Greens, antiglobalizers, new keynesians,  even, by the way, Castoriadis himself, do not escape criticism... “Despite the anti-growth rhetoric of mainstream green economists, as long as they take for granted the system of the market economy and its ‘grow-or-die’ dynamic, they indirectly adopt the growth economy itself” (p. 203). They indulge the fantasy of a “green techno-science”, if not of a “green capitalism” (p. 117). The antiglobalisation movement isn’t an antisystemic movement, it may “resist”, but its political platform remains reformist, it is unable to advance a systemic change. “The reformist Left on globalisation includes post-Marxists, social democrats and others in the broad Left (Pierre Bourdieu, Immanuel Wallerstein, Noam Chomsky, Samir Amin, John Gray, Leo Panitch among them)” (p. 67). They are willing to resist, but, unlike the “much more realistic” social-liberals, they are doomed to powerlessness. “A new Europe-wide Keynesianism is not feasible either, unless it is combined with a self-reliant growth led by a highly protected internal market economy. But, such a solution is in direct contradiction to the system’s logic and dynamics” (p. 111).


Finally, “the public realm, contrary to the practice of many supporters of the republican or democratic project (Arendt, Castoriadis, Bookchin et al.) includes not just the political realm, but any area of human activity where decisions can be taken collectively and democratically” (p. 190).


After reading this complex and sometimes difficult work, what is to be thought of its author’s great design? Although I am viewing myself, more or less, as a heir of Castoriadis, and developing ideas fairly  close to those of Takis Fotopoulos, I confess this provocative book, in the positive sense of the word, puzzled me on several respects. In spite of my great sympathy for direct democracy, I am not convinced the desire for it is so widely shared (and surely not universally), nor it is in my view a panacea. Aristotle noted that “as for the poor, they are ready to keep quiet, even when excluded from office, provided they are not subjected to violence or to confiscation of their property” (Politics, IV, 13, 1297 b 5). “For, while the masses take no great offence of being excluded from office, (on the contrary, they may even be glad of this opportunity to look after their private affairs)” (Politics, V, 8, 1308 b 30). In Athens, 9 citizens out of 10 were more often than not absent from the debates, and, in spite of the fees paid for being there, public officers had a lot of trouble dragging the crowd from agora to ecclesia. So, did the Athenian people favour an antidemocratic system? Surely not. We probably have to agree with Tocqueville when he sees “the principle of popular sovereignty at the bottom of all governments and hidden under the less freedom-prone institutions” (Souvenirs, 1942 edition, p. 220).

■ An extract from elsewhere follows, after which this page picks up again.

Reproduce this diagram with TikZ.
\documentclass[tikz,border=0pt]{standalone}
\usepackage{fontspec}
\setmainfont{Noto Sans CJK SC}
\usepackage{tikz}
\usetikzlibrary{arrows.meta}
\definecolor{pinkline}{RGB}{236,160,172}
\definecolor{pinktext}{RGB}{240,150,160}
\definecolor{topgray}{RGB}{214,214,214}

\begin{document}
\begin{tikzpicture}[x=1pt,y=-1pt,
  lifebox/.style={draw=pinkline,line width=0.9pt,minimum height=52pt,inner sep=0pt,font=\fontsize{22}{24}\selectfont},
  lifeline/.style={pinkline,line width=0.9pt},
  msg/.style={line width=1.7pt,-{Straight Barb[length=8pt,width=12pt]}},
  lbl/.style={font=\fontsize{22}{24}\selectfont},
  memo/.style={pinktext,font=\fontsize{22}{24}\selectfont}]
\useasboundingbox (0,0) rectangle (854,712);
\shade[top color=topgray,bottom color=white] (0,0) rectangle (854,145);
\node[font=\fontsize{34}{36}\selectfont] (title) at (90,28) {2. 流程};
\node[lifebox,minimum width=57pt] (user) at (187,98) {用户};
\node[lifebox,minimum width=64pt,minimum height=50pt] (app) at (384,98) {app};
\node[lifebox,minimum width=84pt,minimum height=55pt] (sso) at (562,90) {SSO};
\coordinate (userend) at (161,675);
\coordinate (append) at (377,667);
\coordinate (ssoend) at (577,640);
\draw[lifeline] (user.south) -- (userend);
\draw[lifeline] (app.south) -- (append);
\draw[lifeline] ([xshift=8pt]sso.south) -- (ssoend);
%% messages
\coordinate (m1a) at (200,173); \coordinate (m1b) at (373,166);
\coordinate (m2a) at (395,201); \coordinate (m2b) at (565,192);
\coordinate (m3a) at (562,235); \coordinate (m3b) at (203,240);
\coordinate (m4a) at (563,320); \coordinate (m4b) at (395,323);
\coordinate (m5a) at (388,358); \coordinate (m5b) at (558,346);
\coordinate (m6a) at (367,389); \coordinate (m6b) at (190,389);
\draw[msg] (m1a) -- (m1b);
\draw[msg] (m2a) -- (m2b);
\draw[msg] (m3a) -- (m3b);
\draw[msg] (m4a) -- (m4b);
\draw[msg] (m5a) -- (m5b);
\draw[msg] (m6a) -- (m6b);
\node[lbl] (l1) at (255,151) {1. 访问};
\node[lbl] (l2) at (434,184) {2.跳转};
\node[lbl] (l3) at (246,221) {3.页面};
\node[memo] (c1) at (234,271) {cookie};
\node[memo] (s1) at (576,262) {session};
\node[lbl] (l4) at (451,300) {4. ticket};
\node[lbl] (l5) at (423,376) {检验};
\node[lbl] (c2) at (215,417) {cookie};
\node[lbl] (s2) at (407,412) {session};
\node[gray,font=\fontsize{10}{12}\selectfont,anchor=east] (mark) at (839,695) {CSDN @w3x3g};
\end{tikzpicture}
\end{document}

In this context, radical rejection of representative “democracy” is somewhat excessive. It is now part of our tradition, whether we like it or not. And it isn’t necessarily the embodiment of evil. There is indeed some refreshing ingenuousness in the author’s assertions : “Once citizens have tasted a real democracy, no amount of physical or economic violence will be enough to persuade them  to return to pseudo-democratic forms of organisation” (p. 242). Athens’ experiment, with decisions finally taken by less than 400 out of 200,000 inhabitants of classical Attica, doesn’t confirm this. All in all, is representation by elected officers less democratic than lazily or carelessly giving up the city’s affairs to notabilities and demagogues? In this respect, it must be admitted that Paul Veyne’s analysis (Le Pain et le Cirque, Seuil, 1976), although disillusioned, is fairly convincing. Improved representation, with recallable officers and direct participation in some cases (e.g. the participative budget in Porto Alegre), may constitute a satisfactory compromise. The key issue of the equal distribution of economic power will indeed remain unsolved, but it is somewhat illusory to envision solving it at a stroke with the magic wand of direct democracy. Lastly, I distrust any universalist project, even a radical or subversive one : I am prone to detect in it some residual smell of Western ethnocentrism. I already disagreed with Castoriadis about this. Reading Takis Fotopoulos strengthens my doubts. As Louis Dumont perfectly showed, the holistic imaginary of most human societies, if not unacquainted with some requirement of due consideration for dignity of individuals and attention to their will, is largely irrelevant to our egalitarian imaginary.


On the whole, we have here an invigorating essay, which constitutes a considerable contribution to the debate about democracy as a solution to the deep multidimensional crisis (political, economic, social, cultural) of globalized mankind.




* This is a revue article of Vers une démocratie generale. Une démocratie directe, économique, écologique et sociale. (Seuil: Paris, 2001).